- Some records:
━━━

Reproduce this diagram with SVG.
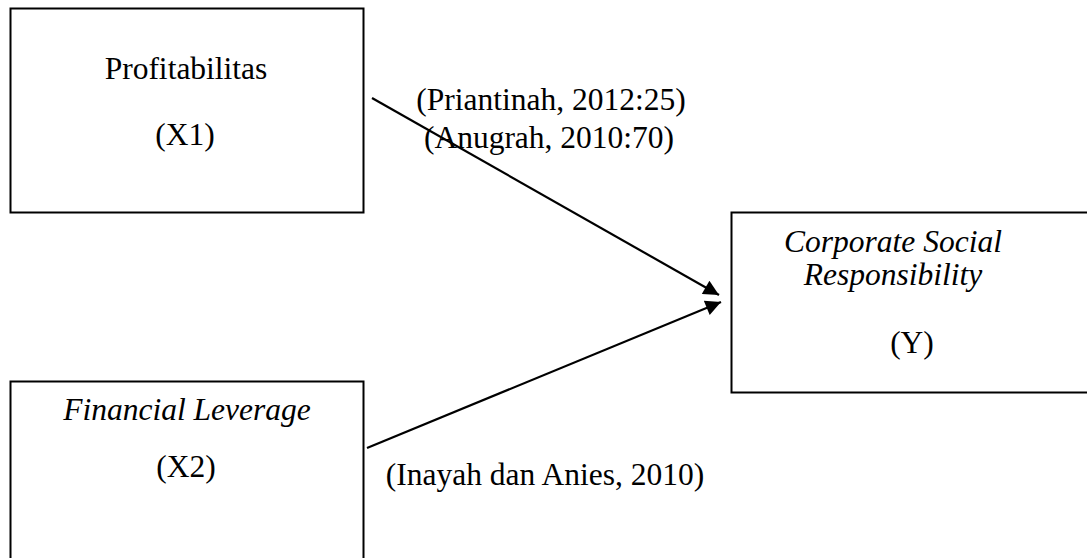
<svg xmlns="http://www.w3.org/2000/svg" width="1087" height="558" viewBox="0 0 1087 558">
<style>
.box{fill:#fff;stroke:#000;stroke-width:2}
.t{font-family:"Liberation Serif","Times New Roman",serif;font-size:31.5px;fill:#000;text-anchor:middle}
.i{font-style:italic}
.c{stroke:#000;stroke-width:2.2;fill:none}
</style>
<defs>
<marker id="ah" viewBox="0 0 10 10" refX="10" refY="5" markerWidth="8" markerHeight="7" markerUnits="strokeWidth" orient="auto">
<path d="M0,0 L10,5 L0,10 z" fill="#000"/>
</marker>
</defs>
<rect width="1087" height="558" fill="#fff"/>
<g id="node-x1">
<rect class="box" x="10.5" y="8.5" width="353" height="204"/>
<text class="t" x="186" y="79">Profitabilitas</text>
<text class="t" x="185" y="145">(X1)</text>
</g>
<g id="node-x2">
<rect class="box" x="10.5" y="381.5" width="353" height="190"/>
<text class="t i" x="187" y="420">Financial Leverage</text>
<text class="t" x="186" y="477">(X2)</text>
</g>
<g id="node-y">
<rect class="box" x="731.5" y="212.5" width="370" height="180"/>
<text class="t i" x="893" y="252">Corporate Social</text>
<text class="t i" x="893" y="285">Responsibility</text>
<text class="t" x="912" y="353">(Y)</text>
</g>
<g id="connectors">
<line class="c" x1="372" y1="98" x2="719" y2="295" marker-end="url(#ah)"/>
<line class="c" x1="367" y1="448" x2="721" y2="302" marker-end="url(#ah)"/>
</g>
<g id="labels">
<text class="t" x="551" y="110">(Priantinah, 2012:25)</text>
<text class="t" x="549" y="148">(Anugrah, 2010:70)</text>
<text class="t" x="545" y="485">(Inayah dan Anies, 2010)</text>
</g>
</svg>
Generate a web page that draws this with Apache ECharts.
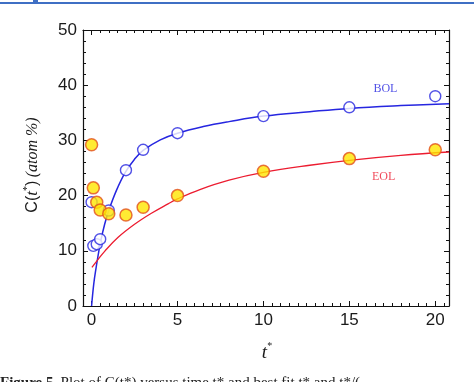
<!DOCTYPE html>
<html>
<head>
<meta charset="utf-8">
<script src="https://cdn.jsdelivr.net/npm/echarts@6/dist/echarts.min.js"></script>
<style>
html,body{margin:0;padding:0;background:#fff;}
#chart{width:474px;height:382px;}
</style>
</head>
<body>
<div id="chart"></div>
<script>
// Measured data (BOL open circles, EOL filled circles)
var bolT = [0, 0.1, 0.3, 0.5, 1, 2, 3, 5, 10, 15, 20];
var bolC = [18.8, 10.9, 11.2, 12.1, 17.3, 24.6, 28.3, 31.3, 34.4, 36.0, 38.0];
var eolT = [0, 0.1, 0.3, 0.5, 1, 2, 3, 5, 10, 15, 20];
var eolC = [29.2, 21.4, 18.8, 17.4, 16.7, 16.5, 17.9, 20.0, 24.4, 26.7, 28.3];

// Fitted curves
var bolFitT = [0, 0.13, 0.27, 0.37, 0.52, 0.76, 1.0, 1.44, 1.96, 2.5, 3.0, 4.0, 5.0, 6.5, 8, 10, 12.7, 15, 18, 20.8];
var bolFitC = [0.0, 4.1, 7.1, 9.0, 11.6, 14.8, 17.3, 20.9, 24.2, 26.6, 28.2, 30.1, 31.3, 32.5, 33.4, 34.4, 35.2, 35.8, 36.3, 36.65];
var eolFitT = [0.02, 0.37, 0.76, 1.53, 2.5, 3.48, 4.45, 5.0, 6.3, 8, 10, 12.7, 15, 18, 20.8];
var eolFitC = [7.0, 8.4, 9.9, 12.4, 14.8, 16.8, 18.5, 19.4, 21.1, 22.8, 24.2, 25.5, 26.4, 27.3, 27.9];

// Axis ticks
var xMajor = [0, 5, 10, 15, 20];
var xMinor = [-0.5, 0.5, 1, 1.5, 2, 2.5, 3, 3.5, 4, 4.5, 5.5, 6, 6.5, 7, 7.5, 8, 8.5, 9, 9.5,
              10.5, 11, 11.5, 12, 12.5, 13, 13.5, 14, 14.5, 15.5, 16, 16.5, 17, 17.5, 18, 18.5, 19, 19.5, 20.5];
var yMajor = [0, 10, 20, 30, 40, 50];
var yMinor = [2, 4, 6, 8, 12, 14, 16, 18, 22, 24, 26, 28, 32, 34, 36, 38, 42, 44, 46, 48];

// Curve labels
var curveLabels = [[17.1, 39.3, 'BOL'], [17.0, 23.4, 'EOL']];

var X_MIN = -0.5, X_MAX = 20.8, Y_MIN = 0, Y_MAX = 50;
var BLUE = '#2626e0', RED = '#ec1c30';

function zip(a, b) { return a.map(function (v, i) { return [v, b[i]]; }); }

function xAx(pos, vals, len, showLine, showLabel) {
  return {
    type: 'value', position: pos, min: X_MIN, max: X_MAX, gridIndex: 0,
    axisLine: { show: showLine, onZero: false, lineStyle: { color: '#111', width: 1.2 } },
    axisTick: { show: true, inside: true, length: len, customValues: vals, lineStyle: { color: '#111', width: 1 } },
    axisLabel: { show: showLabel, customValues: xMajor, fontFamily: 'Liberation Sans, Arial', fontSize: 17, color: '#1a1a1a', margin: 6 },
    splitLine: { show: false }
  };
}
function yAx(pos, vals, len, showLine, showLabel) {
  return {
    type: 'value', position: pos, min: Y_MIN, max: Y_MAX, gridIndex: 0,
    axisLine: { show: showLine, onZero: false, lineStyle: { color: '#111', width: 1.2 } },
    axisTick: { show: true, inside: true, length: len, customValues: vals, lineStyle: { color: '#111', width: 1 } },
    axisLabel: { show: showLabel, customValues: yMajor, fontFamily: 'Liberation Sans, Arial', fontSize: 17, color: '#1a1a1a', margin: 6 },
    splitLine: { show: false }
  };
}

var chart = echarts.init(document.getElementById('chart'));
chart.setOption({
  animation: false,
  backgroundColor: '#fff',
  grid: { left: 83, top: 30, right: 25, bottom: 76 },
  xAxis: [
    xAx('bottom', xMajor, 5, true, true),
    xAx('bottom', xMinor, 3, false, false),
    xAx('top', xMajor, 5, true, false),
    xAx('top', xMinor, 3, false, false)
  ],
  yAxis: [
    yAx('left', yMajor, 5, true, true),
    yAx('left', yMinor, 3, false, false),
    yAx('right', yMajor, 5, true, false),
    yAx('right', yMinor, 3, false, false)
  ],
  graphic: [
    { type: 'rect', shape: { x: 0, y: 2, width: 474, height: 2 }, style: { fill: '#3f6fc4' } },
    { type: 'rect', shape: { x: 33, y: 0, width: 5, height: 3 }, style: { fill: '#3f6fc4' } },
    {
      type: 'text', x: 33, y: 165, rotation: Math.PI / 2,
      style: {
        text: '{a|C(}{b|t}{s|*}{a|)} {c|(atom %)}',
        align: 'center', verticalAlign: 'middle',
        rich: {
          a: { fontFamily: 'Liberation Sans, Arial', fontSize: 16, fill: '#1a1a1a' },
          b: { fontFamily: 'Liberation Serif, Times New Roman', fontStyle: 'italic', fontSize: 17, fill: '#1a1a1a' },
          s: { fontFamily: 'Liberation Serif', fontSize: 10, fill: '#1a1a1a', verticalAlign: 'top', lineHeight: 22 },
          c: { fontFamily: 'Liberation Serif, Times New Roman', fontStyle: 'italic', fontSize: 16, fill: '#1a1a1a' }
        }
      }
    },
    {
      type: 'text', x: 267, y: 353,
      style: {
        text: '{b|t}{s|*}',
        align: 'center', verticalAlign: 'middle',
        rich: {
          b: { fontFamily: 'Liberation Serif, Times New Roman', fontStyle: 'italic', fontSize: 19, fill: '#1a1a1a' },
          s: { fontFamily: 'Liberation Serif', fontSize: 10, fill: '#1a1a1a', verticalAlign: 'top', lineHeight: 24 }
        }
      }
    },
    {
      type: 'text', x: 0, y: 376,
      style: {
        text: '{f|Figure 5.} {n|Plot of C(t*) versus time t* and best fit t* and t*/(}',
        align: 'left', verticalAlign: 'top',
        rich: {
          f: { fontFamily: 'Liberation Serif', fontWeight: 'bold', fontSize: 15, fill: '#222' },
          n: { fontFamily: 'Liberation Serif', fontSize: 15, fill: '#222' }
        }
      }
    }
  ],
  series: [
    {
      type: 'line', data: zip(bolFitT, bolFitC), showSymbol: false, smooth: 0.4,
      lineStyle: { color: BLUE, width: 1.5 }, z: 2
    },
    {
      type: 'line', data: zip(eolFitT, eolFitC), showSymbol: false, smooth: 0.4,
      lineStyle: { color: RED, width: 1.3 }, z: 2
    },
    {
      type: 'scatter', data: zip(bolT, bolC), symbol: 'circle', symbolSize: 11,
      itemStyle: { color: '#fff', borderColor: BLUE, borderWidth: 1.4 }, z: 3
    },
    {
      type: 'scatter', data: zip(eolT, eolC), symbol: 'circle', symbolSize: 12,
      itemStyle: { color: '#ffe600', borderColor: '#e2501c', borderWidth: 1.5 }, z: 4
    },
    {
      type: 'scatter', symbolSize: 0, silent: true,
      data: curveLabels.map(function (d) {
        return { value: [d[0], d[1]], name: d[2], label: { color: d[2] === 'BOL' ? BLUE : RED } };
      }),
      label: {
        show: true, position: 'inside', formatter: '{b}',
        fontFamily: 'Liberation Serif, Times New Roman', fontSize: 12
      },
      itemStyle: { color: 'transparent' }
    }
  ]
});
</script>
</body>
</html>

━━━

Pick out every line of the listing containing the word "this", and show those lines.

- Task response:
Reproduce this diagram with SVG.
Generate a web page that draws this with Apache ECharts.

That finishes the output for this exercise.